Problem description:
For the listing below, give the number of lines in which "this" occurs. Add nothing.

Material shown:

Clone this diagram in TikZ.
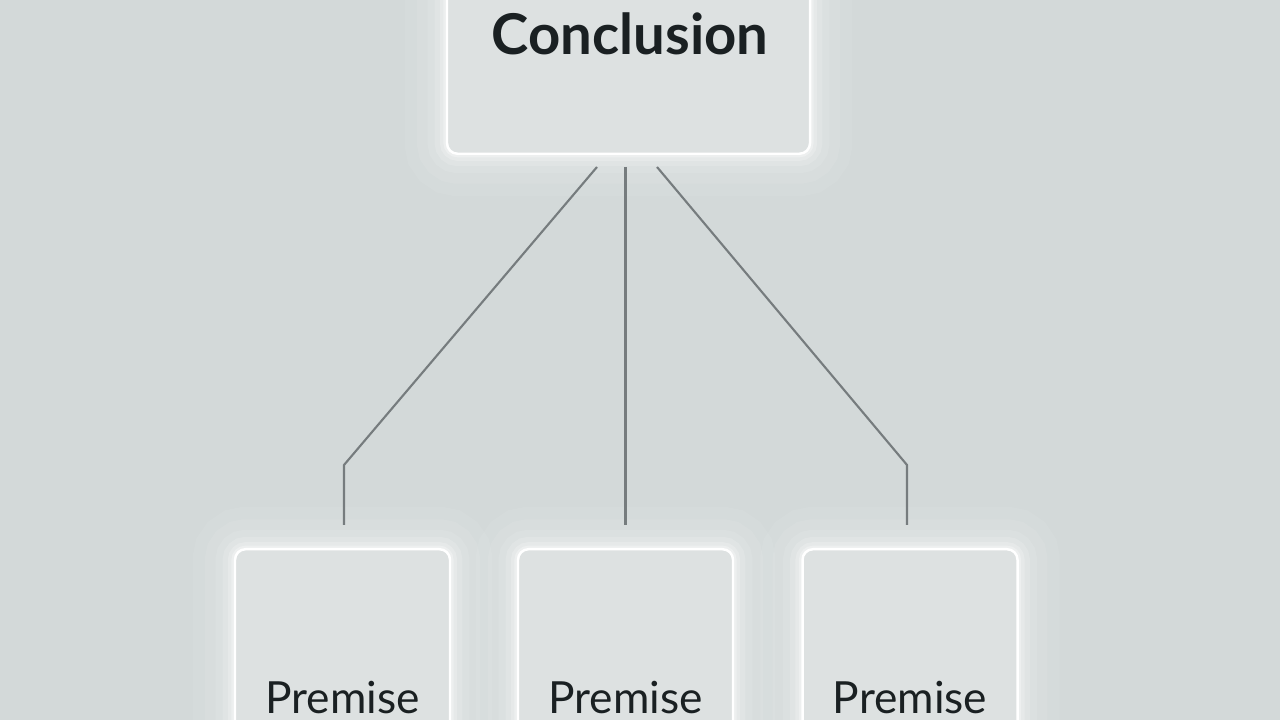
\documentclass[tikz,border=0pt]{standalone}
\usepackage{fontspec}
\setmainfont{Lato}
\definecolor{bgc}{RGB}{211,217,217}
\definecolor{boxc}{RGB}{221,225,225}
\definecolor{linkc}{RGB}{118,124,126}
\definecolor{txtc}{RGB}{26,32,34}
\tikzset{
  glowbox/.style={rectangle, rounded corners=3pt, fill=boxc, draw=white, line width=0.7pt,
    preaction={draw=white, line width=24pt, opacity=0.06},
    preaction={draw=white, line width=17pt, opacity=0.08},
    preaction={draw=white, line width=11pt, opacity=0.1},
    preaction={draw=white, line width=7pt, opacity=0.14},
    preaction={draw=white, line width=4pt, opacity=0.2},
    preaction={draw=white, line width=2pt, opacity=0.3}},
  premisebox/.style={glowbox, minimum width=2.15cm, minimum height=2.4cm, anchor=north},
  premtext/.style={font=\fontsize{12.6}{15}\selectfont, text=txtc, anchor=base, inner sep=0pt, text depth=0pt},
  link/.style={draw=linkc, line width=0.6pt}
}
\begin{document}
\begin{tikzpicture}
        \useasboundingbox (0,0) rectangle (12.8,7.2);
        \clip (0,0) rectangle (12.8,7.2);
        \fill[bgc] (0,0) rectangle (12.8,7.2);

        \node[glowbox, minimum width=3.63cm, minimum height=1.9cm, anchor=south] (concl) at (6.285, 5.65) {};
        \node[font=\fontsize{16}{19}\selectfont\bfseries, text=txtc, anchor=base] (concltxt) at (6.3, 6.65) {Conclusion};

        \node[premisebox] (pl) at (3.425, 1.72) {};
        \node[premisebox] (pm) at (6.255, 1.72) {};
        \node[premisebox] (pr) at (9.1, 1.72) {};

        \node[premtext] (pltxt) at ([yshift=-1.66cm]pl.north) {Premise};
        \node[premtext] (pmtxt) at ([yshift=-1.66cm]pm.north) {Premise};
        \node[premtext] (prtxt) at ([yshift=-1.66cm]pr.north) {Premise};

        % links from the conclusion down to each premise
        \draw[link] ([xshift=-3.15mm,yshift=-1.2mm]concl.south) -- ([xshift=0.15mm,yshift=8.3mm]pl.north) -- ([xshift=0.15mm,yshift=2.3mm]pl.north);
        \draw[link] ([yshift=-1.2mm]concl.south -| pm.north) -- ([yshift=2.3mm]pm.north);
        \draw[link] ([xshift=2.85mm,yshift=-1.2mm]concl.south) -- ([xshift=-0.3mm,yshift=8.3mm]pr.north) -- ([xshift=-0.3mm,yshift=2.3mm]pr.north);

    \end{tikzpicture}
\end{document}
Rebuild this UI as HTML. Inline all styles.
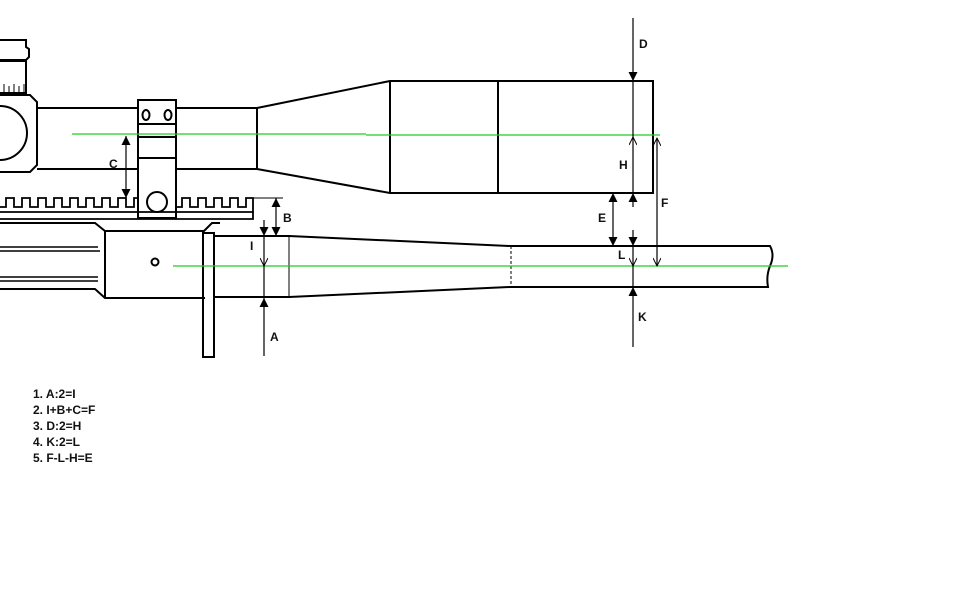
<!DOCTYPE html>
<html><head><style>
body{margin:0;background:#fff;width:959px;height:613px;overflow:hidden}
svg{display:block}
text{font-family:"Liberation Sans",sans-serif;font-weight:bold;font-size:12px;fill:#111}
</style></head><body>
<svg width="959" height="613" viewBox="0 0 959 613" xmlns="http://www.w3.org/2000/svg">
<defs>
<marker id="fa" viewBox="0 0 10 10" refX="10" refY="5" markerWidth="12" markerHeight="9" orient="auto-start-reverse" markerUnits="userSpaceOnUse"><path d="M0,0 L10,5 L0,10 z" fill="#000"/></marker>
<marker id="oa" viewBox="0 0 10 10" refX="10" refY="5" markerWidth="9" markerHeight="8" orient="auto-start-reverse" markerUnits="userSpaceOnUse"><path d="M0,0 L10,5 L0,10" fill="none" stroke="#000" stroke-width="1.2"/></marker>
</defs>
<g fill="none" stroke="#000" stroke-width="2">
<path d="M0,40 H26 V47 L29,49 V57 L26,60 H0"/>
<rect x="-2" y="61" width="28" height="32"/>
<path d="M4,93 V84 M9,93 V86 M14,93 V84 M19,93 V86 M24,93 V84" stroke-width="1"/>
<path d="M0,95 H30 L37,102 V165 L30,172 H0"/>
<circle cx="0" cy="133" r="27"/>
<path d="M37,108 H257 V169 H37"/>
<path d="M257,108 L390,81 H653 V193 H390 L257,169"/>
<path d="M390,81 V193 M498,81 V193"/>
<rect x="138" y="100" width="38" height="118" fill="#fff"/>
<path d="M138,124 H176 M138,137 H176 M138,158 H176"/>
<ellipse cx="146" cy="115" rx="3.5" ry="5"/><ellipse cx="168" cy="115" rx="3.5" ry="5"/>
<circle cx="157" cy="202" r="10"/>
<path d="M0,207 H6 V198 H14 V207 H22 V198 H30 V207 H38 V198 H46 V207 H54 V198 H62 V207 H70 V198 H78 V207 H86 V198 H94 V207 H102 V198 H110 V207 H118 V198 H126 V207 H134 V198 H138" stroke-width="1.8"/>
<path d="M176,207 H182 V198 H190 V207 H198 V198 H206 V207 H214 V198 H222 V207 H230 V198 H238 V207 H246 V198 H253 V212 H0" stroke-width="1.8"/>
<path d="M253,198 H283" stroke-width="1"/>
<path d="M0,219 H253 V212" stroke-width="1.8"/>
<path d="M0,223 H95 L105,231 H204 L212,223 H220"/>
<path d="M0,247 H98 M0,251 H100 M0,277 H98 M0,281 H98" stroke-width="1.6"/>
<path d="M0,289 H95 L105,298 H205"/>
<path d="M105,231 V298"/>
<circle cx="155" cy="262" r="3.5"/>
<rect x="203" y="233" width="11" height="124"/>
<path d="M214,236 H289 L510,246 H770 Q775,255 770,266 Q766,276 768,287 H510 L289,297 H214"/>
<path d="M289,236 V297" stroke-width="1"/>
<path d="M511,246 V287" stroke-width="1" stroke-dasharray="3,2"/>
</g>
<path d="M72,134 H366 M366,135 H660" stroke="#2c2" stroke-width="1.2"/>
<path d="M173,266 H788" stroke="#2c2" stroke-width="1.2"/>
<g stroke="#000" stroke-width="1.2" fill="none">
<line x1="126" y1="136" x2="126" y2="198" marker-start="url(#fa)" marker-end="url(#fa)"/>
<line x1="276" y1="198" x2="276" y2="236" marker-start="url(#fa)" marker-end="url(#fa)"/>
<line x1="264" y1="220" x2="264" y2="236" marker-end="url(#fa)"/>
<line x1="264" y1="236" x2="264" y2="266" marker-end="url(#oa)"/>
<line x1="264" y1="356" x2="264" y2="298" marker-end="url(#fa)"/>
<line x1="264" y1="266" x2="264" y2="298"/>
<line x1="633" y1="18" x2="633" y2="81" marker-end="url(#fa)"/>
<line x1="633" y1="81" x2="633" y2="137"/>
<line x1="633" y1="193" x2="633" y2="137" marker-end="url(#oa)"/>
<line x1="633" y1="207" x2="633" y2="193" marker-end="url(#fa)"/>
<line x1="633" y1="230" x2="633" y2="246" marker-end="url(#fa)"/>
<line x1="633" y1="246" x2="633" y2="266" marker-end="url(#oa)"/>
<line x1="633" y1="266" x2="633" y2="287"/>
<line x1="633" y1="347" x2="633" y2="287" marker-end="url(#fa)"/>
<line x1="613" y1="193" x2="613" y2="246" marker-start="url(#fa)" marker-end="url(#fa)"/>
<line x1="657" y1="138" x2="657" y2="266" marker-start="url(#oa)" marker-end="url(#oa)"/>
</g>
<text x="109" y="168">C</text>
<text x="283" y="222">B</text>
<text x="250" y="250">I</text>
<text x="270" y="341">A</text>
<text x="639" y="48">D</text>
<text x="619" y="169">H</text>
<text x="598" y="222">E</text>
<text x="661" y="207">F</text>
<text x="618" y="259">L</text>
<text x="638" y="321">K</text>
<text x="33" y="398" font-size="11.5">1. A:2=I</text>
<text x="33" y="414" font-size="11.5">2. I+B+C=F</text>
<text x="33" y="430" font-size="11.5">3. D:2=H</text>
<text x="33" y="446" font-size="11.5">4. K:2=L</text>
<text x="33" y="462" font-size="11.5">5. F-L-H=E</text>
</svg>
</body></html>
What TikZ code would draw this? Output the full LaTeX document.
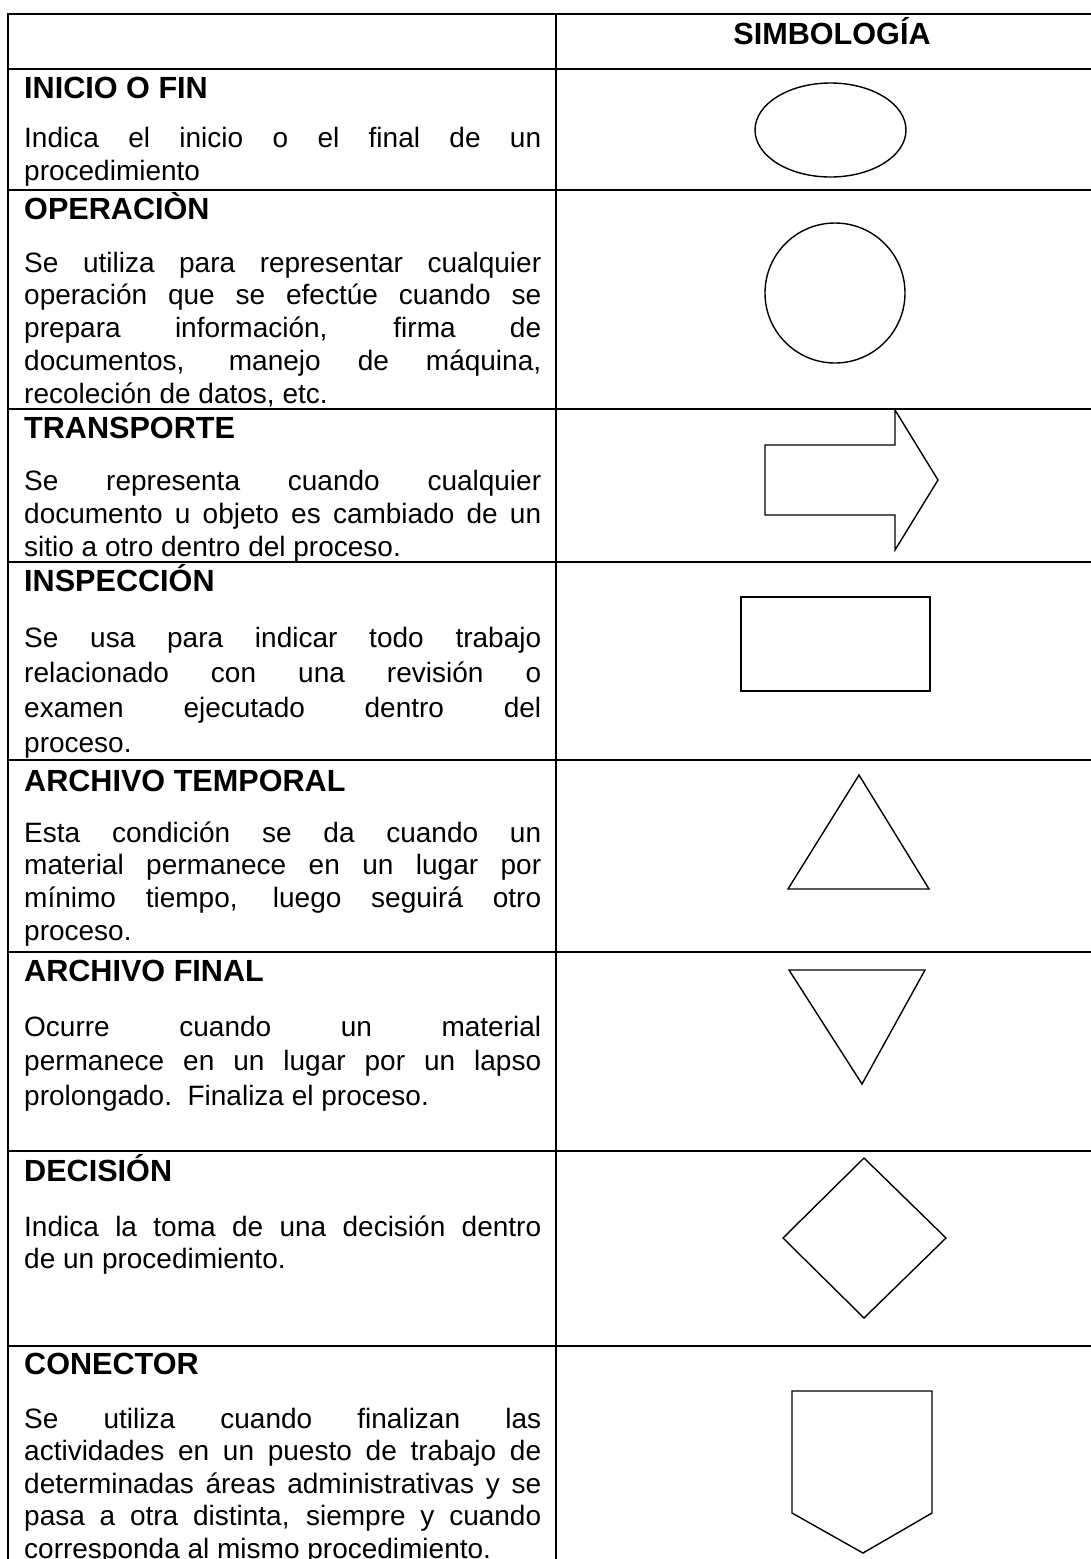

Result:
3